Entries with chart source code
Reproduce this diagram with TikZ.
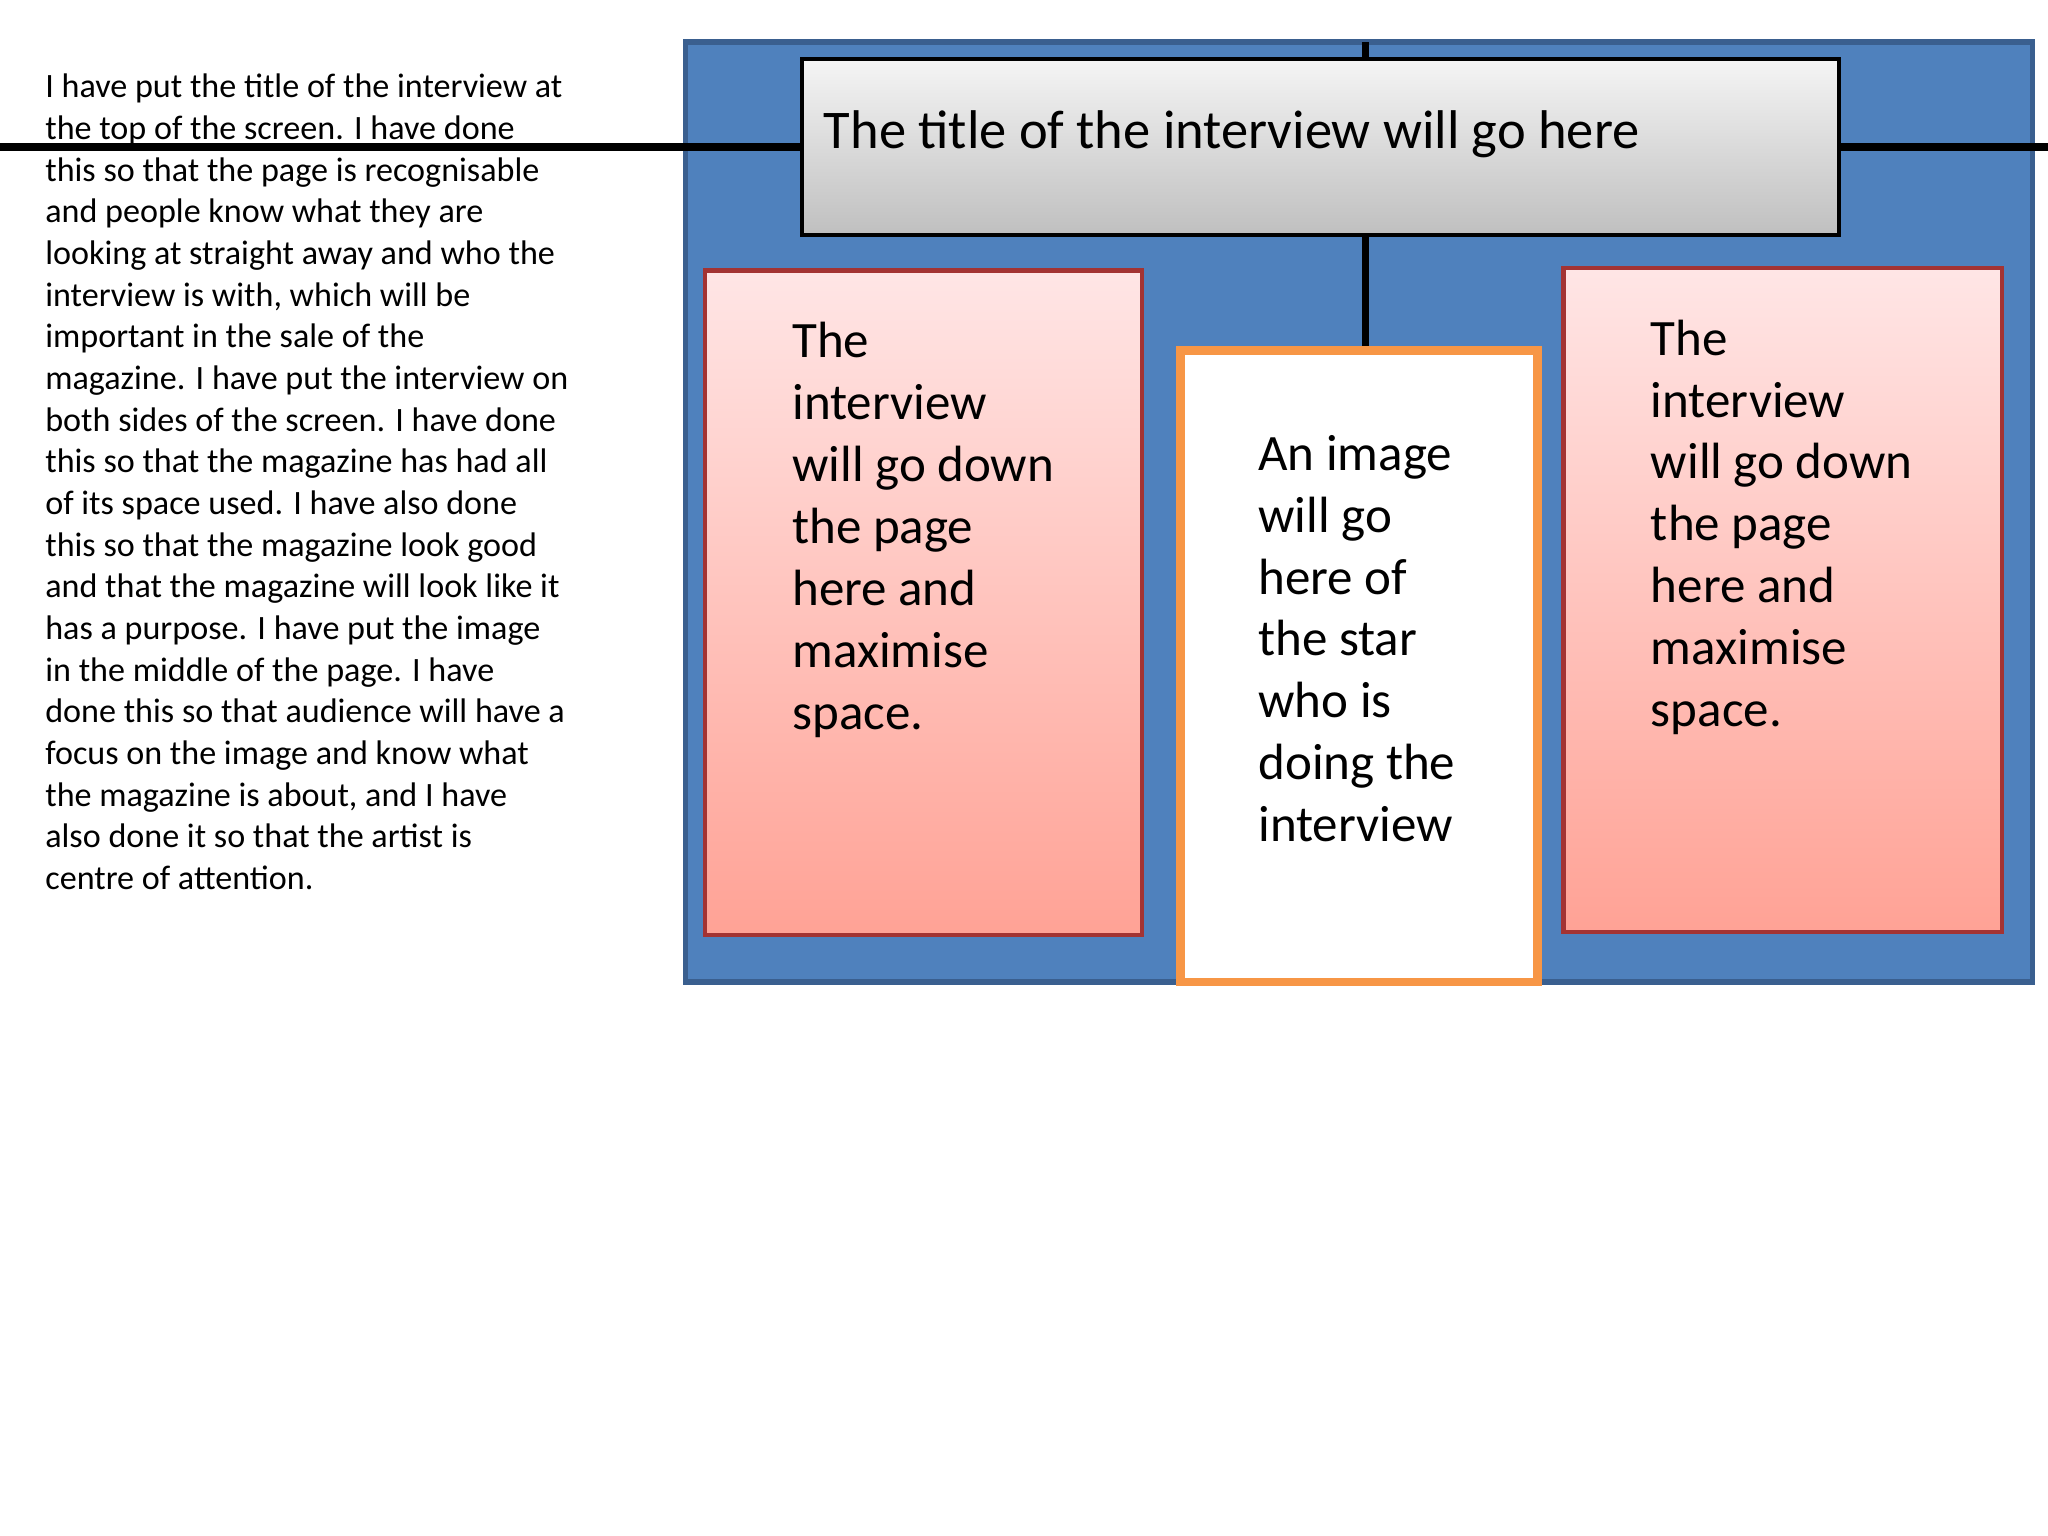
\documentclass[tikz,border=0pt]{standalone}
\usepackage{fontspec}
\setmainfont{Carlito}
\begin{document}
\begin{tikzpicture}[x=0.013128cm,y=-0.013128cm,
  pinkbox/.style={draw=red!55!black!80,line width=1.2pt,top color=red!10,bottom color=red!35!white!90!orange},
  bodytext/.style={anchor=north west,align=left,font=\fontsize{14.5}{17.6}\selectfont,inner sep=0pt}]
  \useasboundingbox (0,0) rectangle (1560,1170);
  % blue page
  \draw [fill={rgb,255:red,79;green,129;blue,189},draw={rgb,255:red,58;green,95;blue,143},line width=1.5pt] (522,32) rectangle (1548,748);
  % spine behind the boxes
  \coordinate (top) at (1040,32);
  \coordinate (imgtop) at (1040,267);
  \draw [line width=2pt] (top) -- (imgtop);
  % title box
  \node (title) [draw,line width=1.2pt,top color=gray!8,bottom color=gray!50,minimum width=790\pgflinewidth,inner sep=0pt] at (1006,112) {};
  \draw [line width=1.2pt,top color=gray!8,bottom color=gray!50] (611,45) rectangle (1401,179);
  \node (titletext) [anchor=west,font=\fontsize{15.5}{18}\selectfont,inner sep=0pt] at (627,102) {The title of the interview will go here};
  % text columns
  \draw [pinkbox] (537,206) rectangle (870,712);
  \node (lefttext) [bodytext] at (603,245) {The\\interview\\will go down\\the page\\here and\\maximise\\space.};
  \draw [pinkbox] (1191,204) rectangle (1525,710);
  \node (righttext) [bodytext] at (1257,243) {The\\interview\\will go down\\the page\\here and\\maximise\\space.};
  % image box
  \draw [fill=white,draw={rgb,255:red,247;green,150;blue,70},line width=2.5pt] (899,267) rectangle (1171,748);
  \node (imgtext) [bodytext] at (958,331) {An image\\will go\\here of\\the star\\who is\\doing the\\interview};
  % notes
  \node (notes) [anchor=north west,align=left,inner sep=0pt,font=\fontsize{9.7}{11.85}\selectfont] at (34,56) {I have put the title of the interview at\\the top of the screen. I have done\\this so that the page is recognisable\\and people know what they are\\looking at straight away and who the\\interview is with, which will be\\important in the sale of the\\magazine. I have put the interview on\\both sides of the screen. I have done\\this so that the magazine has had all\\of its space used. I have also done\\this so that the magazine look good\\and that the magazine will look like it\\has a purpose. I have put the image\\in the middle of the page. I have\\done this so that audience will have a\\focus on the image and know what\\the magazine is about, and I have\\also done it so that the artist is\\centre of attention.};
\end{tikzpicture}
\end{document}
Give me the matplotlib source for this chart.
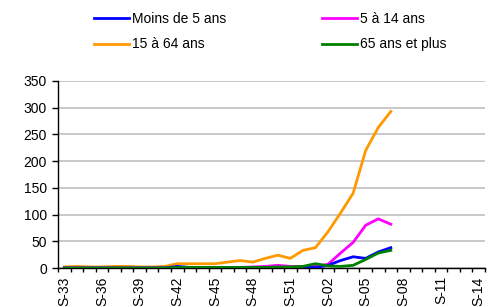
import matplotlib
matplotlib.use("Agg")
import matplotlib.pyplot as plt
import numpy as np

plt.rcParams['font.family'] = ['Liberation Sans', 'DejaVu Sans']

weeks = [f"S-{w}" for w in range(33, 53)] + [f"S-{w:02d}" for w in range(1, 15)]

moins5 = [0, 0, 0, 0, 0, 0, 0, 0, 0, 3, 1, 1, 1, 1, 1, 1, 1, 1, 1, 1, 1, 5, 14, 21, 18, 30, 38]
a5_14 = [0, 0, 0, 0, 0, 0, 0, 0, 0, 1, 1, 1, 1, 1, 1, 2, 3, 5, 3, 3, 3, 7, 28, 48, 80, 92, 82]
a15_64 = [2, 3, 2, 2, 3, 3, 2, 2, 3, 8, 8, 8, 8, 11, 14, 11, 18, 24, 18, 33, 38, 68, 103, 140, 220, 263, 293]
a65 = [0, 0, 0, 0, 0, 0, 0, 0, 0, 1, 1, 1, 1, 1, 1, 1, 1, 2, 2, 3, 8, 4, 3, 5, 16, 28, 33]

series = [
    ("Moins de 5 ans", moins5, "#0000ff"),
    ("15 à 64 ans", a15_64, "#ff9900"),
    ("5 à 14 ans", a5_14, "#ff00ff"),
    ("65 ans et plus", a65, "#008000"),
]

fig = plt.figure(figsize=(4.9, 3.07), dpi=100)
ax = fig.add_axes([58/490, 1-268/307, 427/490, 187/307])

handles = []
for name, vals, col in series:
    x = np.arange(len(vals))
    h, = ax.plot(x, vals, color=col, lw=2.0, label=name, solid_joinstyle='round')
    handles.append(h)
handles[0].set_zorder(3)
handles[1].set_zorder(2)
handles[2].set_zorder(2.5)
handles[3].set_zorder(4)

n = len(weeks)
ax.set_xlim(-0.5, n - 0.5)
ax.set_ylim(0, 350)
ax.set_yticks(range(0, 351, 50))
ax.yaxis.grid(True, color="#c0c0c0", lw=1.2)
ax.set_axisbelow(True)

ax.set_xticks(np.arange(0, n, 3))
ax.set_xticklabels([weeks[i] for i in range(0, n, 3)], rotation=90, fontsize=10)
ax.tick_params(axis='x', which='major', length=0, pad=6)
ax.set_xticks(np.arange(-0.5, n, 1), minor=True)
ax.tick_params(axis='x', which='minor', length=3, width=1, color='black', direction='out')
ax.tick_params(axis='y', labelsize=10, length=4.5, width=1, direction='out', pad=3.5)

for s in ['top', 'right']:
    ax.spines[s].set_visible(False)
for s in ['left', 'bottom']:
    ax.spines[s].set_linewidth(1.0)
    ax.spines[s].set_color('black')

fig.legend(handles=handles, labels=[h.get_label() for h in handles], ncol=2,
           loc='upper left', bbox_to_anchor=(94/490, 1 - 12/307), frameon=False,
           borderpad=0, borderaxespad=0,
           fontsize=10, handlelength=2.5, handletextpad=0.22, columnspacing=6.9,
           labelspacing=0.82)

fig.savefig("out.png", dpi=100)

**What you have to do:**
A faithful copy of the records above is needed, with the pictures left out.

**Exercise answer:**
Reproduce this diagram with TikZ.
\documentclass[tikz,border=0pt]{standalone}
\usepackage{fontspec}
\setmainfont{Carlito}
\begin{document}
\begin{tikzpicture}[x=0.013128cm,y=-0.013128cm,
  pinkbox/.style={draw=red!55!black!80,line width=1.2pt,top color=red!10,bottom color=red!35!white!90!orange},
  bodytext/.style={anchor=north west,align=left,font=\fontsize{14.5}{17.6}\selectfont,inner sep=0pt}]
  \useasboundingbox (0,0) rectangle (1560,1170);
  % blue page
  \draw [fill={rgb,255:red,79;green,129;blue,189},draw={rgb,255:red,58;green,95;blue,143},line width=1.5pt] (522,32) rectangle (1548,748);
  % spine behind the boxes
  \coordinate (top) at (1040,32);
  \coordinate (imgtop) at (1040,267);
  \draw [line width=2pt] (top) -- (imgtop);
  % title box
  \node (title) [draw,line width=1.2pt,top color=gray!8,bottom color=gray!50,minimum width=790\pgflinewidth,inner sep=0pt] at (1006,112) {};
  \draw [line width=1.2pt,top color=gray!8,bottom color=gray!50] (611,45) rectangle (1401,179);
  \node (titletext) [anchor=west,font=\fontsize{15.5}{18}\selectfont,inner sep=0pt] at (627,102) {The title of the interview will go here};
  % text columns
  \draw [pinkbox] (537,206) rectangle (870,712);
  \node (lefttext) [bodytext] at (603,245) {The\\interview\\will go down\\the page\\here and\\maximise\\space.};
  \draw [pinkbox] (1191,204) rectangle (1525,710);
  \node (righttext) [bodytext] at (1257,243) {The\\interview\\will go down\\the page\\here and\\maximise\\space.};
  % image box
  \draw [fill=white,draw={rgb,255:red,247;green,150;blue,70},line width=2.5pt] (899,267) rectangle (1171,748);
  \node (imgtext) [bodytext] at (958,331) {An image\\will go\\here of\\the star\\who is\\doing the\\interview};
  % notes
  \node (notes) [anchor=north west,align=left,inner sep=0pt,font=\fontsize{9.7}{11.85}\selectfont] at (34,56) {I have put the title of the interview at\\the top of the screen. I have done\\this so that the page is recognisable\\and people know what they are\\looking at straight away and who the\\interview is with, which will be\\important in the sale of the\\magazine. I have put the interview on\\both sides of the screen. I have done\\this so that the magazine has had all\\of its space used. I have also done\\this so that the magazine look good\\and that the magazine will look like it\\has a purpose. I have put the image\\in the middle of the page. I have\\done this so that audience will have a\\focus on the image and know what\\the magazine is about, and I have\\also done it so that the artist is\\centre of attention.};
\end{tikzpicture}
\end{document}
Give me the matplotlib source for this chart.
import matplotlib
matplotlib.use("Agg")
import matplotlib.pyplot as plt
import numpy as np

plt.rcParams['font.family'] = ['Liberation Sans', 'DejaVu Sans']

weeks = [f"S-{w}" for w in range(33, 53)] + [f"S-{w:02d}" for w in range(1, 15)]

moins5 = [0, 0, 0, 0, 0, 0, 0, 0, 0, 3, 1, 1, 1, 1, 1, 1, 1, 1, 1, 1, 1, 5, 14, 21, 18, 30, 38]
a5_14 = [0, 0, 0, 0, 0, 0, 0, 0, 0, 1, 1, 1, 1, 1, 1, 2, 3, 5, 3, 3, 3, 7, 28, 48, 80, 92, 82]
a15_64 = [2, 3, 2, 2, 3, 3, 2, 2, 3, 8, 8, 8, 8, 11, 14, 11, 18, 24, 18, 33, 38, 68, 103, 140, 220, 263, 293]
a65 = [0, 0, 0, 0, 0, 0, 0, 0, 0, 1, 1, 1, 1, 1, 1, 1, 1, 2, 2, 3, 8, 4, 3, 5, 16, 28, 33]

series = [
    ("Moins de 5 ans", moins5, "#0000ff"),
    ("15 à 64 ans", a15_64, "#ff9900"),
    ("5 à 14 ans", a5_14, "#ff00ff"),
    ("65 ans et plus", a65, "#008000"),
]

fig = plt.figure(figsize=(4.9, 3.07), dpi=100)
ax = fig.add_axes([58/490, 1-268/307, 427/490, 187/307])

handles = []
for name, vals, col in series:
    x = np.arange(len(vals))
    h, = ax.plot(x, vals, color=col, lw=2.0, label=name, solid_joinstyle='round')
    handles.append(h)
handles[0].set_zorder(3)
handles[1].set_zorder(2)
handles[2].set_zorder(2.5)
handles[3].set_zorder(4)

n = len(weeks)
ax.set_xlim(-0.5, n - 0.5)
ax.set_ylim(0, 350)
ax.set_yticks(range(0, 351, 50))
ax.yaxis.grid(True, color="#c0c0c0", lw=1.2)
ax.set_axisbelow(True)

ax.set_xticks(np.arange(0, n, 3))
ax.set_xticklabels([weeks[i] for i in range(0, n, 3)], rotation=90, fontsize=10)
ax.tick_params(axis='x', which='major', length=0, pad=6)
ax.set_xticks(np.arange(-0.5, n, 1), minor=True)
ax.tick_params(axis='x', which='minor', length=3, width=1, color='black', direction='out')
ax.tick_params(axis='y', labelsize=10, length=4.5, width=1, direction='out', pad=3.5)

for s in ['top', 'right']:
    ax.spines[s].set_visible(False)
for s in ['left', 'bottom']:
    ax.spines[s].set_linewidth(1.0)
    ax.spines[s].set_color('black')

fig.legend(handles=handles, labels=[h.get_label() for h in handles], ncol=2,
           loc='upper left', bbox_to_anchor=(94/490, 1 - 12/307), frameon=False,
           borderpad=0, borderaxespad=0,
           fontsize=10, handlelength=2.5, handletextpad=0.22, columnspacing=6.9,
           labelspacing=0.82)

fig.savefig("out.png", dpi=100)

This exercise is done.